Italian development cooperation: Italy’s system at Coopera towards a new paradigm

Breaking down barriers: development cooperation calls for a “paradigm shift”

Giampaolo Silvestri AVSI a Coopera
Date 27.05.2026
Author by Giampaolo Silvestri, AVSI Secretary General

On the occasion of Coopera, the national conference on development cooperation promoted by the Italian Ministry of Foreign Affairs and International Cooperation, currently taking place in Rome, Corriere della Sera publishes an article by Giampaolo Silvestri, Secretary General of AVSI. In the article, Silvestri revisits several key themes for AVSI, above all the need to dismantle outdated boundaries and promote integrated collaboration among different actors, with a view to a more equitable development for all.

A Shared Step Forward

With every crisis that hits us, almost as a defense mechanism, we invoke a “paradigm shift” that might come to save us. We did so in 2008, then again during Covid, once more with the shutdown of USAID, and now amid asymmetric wars that paralyze economies and trigger global alarm.

In the field of cooperation too, we keep calling for this change of pace, as though it could come from somewhere else, while in fact we ourselves are the ones capable of making it happen: we as individuals, starting from our specific responsibilities, and we as a “country system”. A system invited these days to Rome for Coopera: the National Conference on International Development Cooperation, organized by the Italian Ministry of Foreign Affairs, as required by law, as a moment to share field experiences and report back to everyone on what Italy invests in terms of financial resources, human capital, innovation and relationships in what is a strategic asset of our foreign policy.

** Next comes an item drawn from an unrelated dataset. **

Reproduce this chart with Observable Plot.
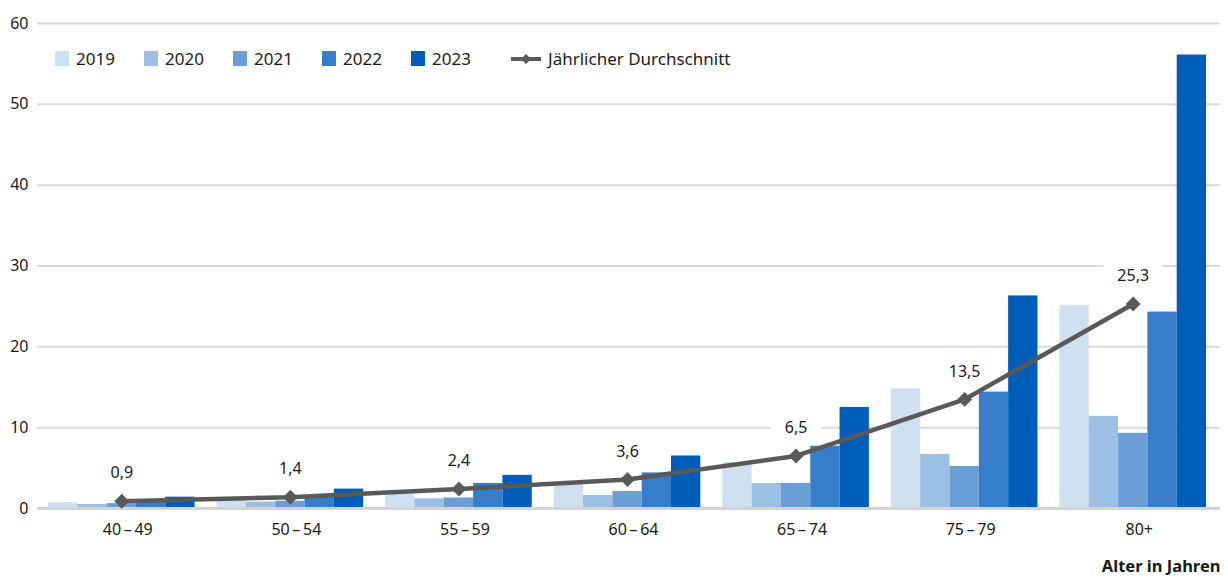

Different worlds converge at Coopera to document what is increasingly becoming a common effort with high impact, and to show an audience made up of young students, entrepreneurs, technical experts and sector operators how taxpayers’ money is being used — in other words, what Italy is carrying out in developing countries or in emergencies that do not always make the news, although they deeply affect our own future as well.

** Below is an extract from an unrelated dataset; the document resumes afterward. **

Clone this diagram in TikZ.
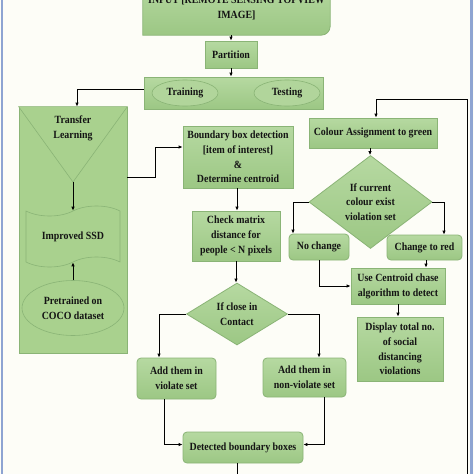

The much-invoked new paradigm therefore begins with two fundamental elements: a new awareness of the effectiveness of acting together, as a system, and the breaking down of the barriers that still separate worlds which should instead integrate ideas and resources — namely civil society organizations, the private sector, institutions, academia and philanthropic foundations.

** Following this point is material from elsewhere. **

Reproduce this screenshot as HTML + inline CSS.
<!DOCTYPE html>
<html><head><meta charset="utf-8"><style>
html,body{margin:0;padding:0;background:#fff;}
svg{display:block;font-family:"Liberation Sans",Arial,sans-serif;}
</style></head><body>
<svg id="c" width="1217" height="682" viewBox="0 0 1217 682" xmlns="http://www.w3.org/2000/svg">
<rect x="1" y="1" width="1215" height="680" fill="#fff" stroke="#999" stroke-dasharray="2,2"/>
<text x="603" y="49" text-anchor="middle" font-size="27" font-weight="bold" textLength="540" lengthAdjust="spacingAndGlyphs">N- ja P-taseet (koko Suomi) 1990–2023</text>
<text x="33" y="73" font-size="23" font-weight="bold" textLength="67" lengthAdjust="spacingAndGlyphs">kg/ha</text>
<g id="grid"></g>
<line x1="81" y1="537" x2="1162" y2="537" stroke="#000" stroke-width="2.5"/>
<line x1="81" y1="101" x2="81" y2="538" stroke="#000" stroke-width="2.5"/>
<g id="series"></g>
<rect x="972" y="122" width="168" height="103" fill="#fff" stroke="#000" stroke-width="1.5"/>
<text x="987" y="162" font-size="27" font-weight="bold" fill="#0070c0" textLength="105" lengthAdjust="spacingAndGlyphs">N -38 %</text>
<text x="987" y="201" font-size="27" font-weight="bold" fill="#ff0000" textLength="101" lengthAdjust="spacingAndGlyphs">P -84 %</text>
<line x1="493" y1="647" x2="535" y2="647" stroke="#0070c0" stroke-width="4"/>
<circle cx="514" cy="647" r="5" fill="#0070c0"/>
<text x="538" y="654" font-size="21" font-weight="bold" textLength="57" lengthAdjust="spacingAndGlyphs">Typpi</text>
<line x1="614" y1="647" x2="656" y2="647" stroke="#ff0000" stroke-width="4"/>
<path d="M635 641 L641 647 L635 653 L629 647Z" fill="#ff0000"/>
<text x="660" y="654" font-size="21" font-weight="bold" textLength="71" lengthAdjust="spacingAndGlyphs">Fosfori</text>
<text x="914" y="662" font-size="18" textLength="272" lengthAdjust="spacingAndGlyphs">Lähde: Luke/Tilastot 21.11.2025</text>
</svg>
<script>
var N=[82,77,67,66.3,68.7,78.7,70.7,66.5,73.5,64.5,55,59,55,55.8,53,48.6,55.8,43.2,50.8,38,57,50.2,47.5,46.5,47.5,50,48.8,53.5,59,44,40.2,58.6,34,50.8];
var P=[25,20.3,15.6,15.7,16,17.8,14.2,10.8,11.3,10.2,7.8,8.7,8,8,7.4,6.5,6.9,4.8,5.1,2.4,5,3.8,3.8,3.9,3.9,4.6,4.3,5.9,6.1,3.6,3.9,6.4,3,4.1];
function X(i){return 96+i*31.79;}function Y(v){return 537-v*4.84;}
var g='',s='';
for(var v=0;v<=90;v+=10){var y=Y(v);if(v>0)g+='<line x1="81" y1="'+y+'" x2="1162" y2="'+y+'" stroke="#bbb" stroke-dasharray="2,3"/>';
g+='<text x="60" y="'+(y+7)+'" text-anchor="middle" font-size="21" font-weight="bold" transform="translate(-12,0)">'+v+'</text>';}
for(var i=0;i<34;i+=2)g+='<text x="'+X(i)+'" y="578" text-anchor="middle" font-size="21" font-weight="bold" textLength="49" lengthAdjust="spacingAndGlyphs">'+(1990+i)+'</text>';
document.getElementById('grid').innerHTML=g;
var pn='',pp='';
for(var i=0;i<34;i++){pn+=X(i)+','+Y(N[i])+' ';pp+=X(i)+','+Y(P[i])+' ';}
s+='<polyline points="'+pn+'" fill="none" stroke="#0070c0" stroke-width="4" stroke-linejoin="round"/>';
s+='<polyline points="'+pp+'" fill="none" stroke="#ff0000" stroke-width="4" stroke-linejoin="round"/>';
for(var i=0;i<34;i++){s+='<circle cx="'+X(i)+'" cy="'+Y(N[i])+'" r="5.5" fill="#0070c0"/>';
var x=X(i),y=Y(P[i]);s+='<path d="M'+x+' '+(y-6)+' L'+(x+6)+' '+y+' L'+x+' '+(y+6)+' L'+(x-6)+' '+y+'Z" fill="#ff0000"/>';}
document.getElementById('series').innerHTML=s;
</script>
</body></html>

The time of exclusive forums, dedicated either to business or to the so-called “social sector,” has long been buried by history, because the reality of development is so pressing in its complexity that it must be addressed together, allowing different forms of knowledge and perspectives to interact.

A clear example of this is the Lobito Corridor, to mention just one among the many corridors worth investing in. This railway and logistics network, aimed at connecting the mining region of Central Africa (Zambia and the Democratic Republic of Congo) to the Atlantic Ocean through Angola, is part of the EU Global Gateway strategy and the Mattei Plan. For it to become a reality — that is, to generate fair development — it requires an integrated approach between the companies laying the tracks and the organizations working to protect the needs and rights of the communities affected by the infrastructure, first and foremost in education, healthcare and social cohesion.

Could even a major corporation alone guarantee such development? No. Could civil society organizations alone promote the rights of vulnerable communities? No.

We see this clearly on the ground: from the very moment a development programme begins to take shape, it is necessary to design and plan together. A company cannot do good business in a context where children have no opportunity to attend school or receive healthcare. Nor can it successfully build a railway network without assessing its impact on the environment and on the lives of the

communities living in those territories. It would ultimately bear the enormous costs generated by instability, conflict or environmental disaster.

Because these communities are made up of people whose dignity remains inalienable and must be promoted as an absolute priority.

Development belongs to everyone or to no one at all — we still struggle to understand this, yet reality keeps proving it to us. This is why development calls for that new step forward, which can already be glimpsed at Coopera and must now be taken without hesitation.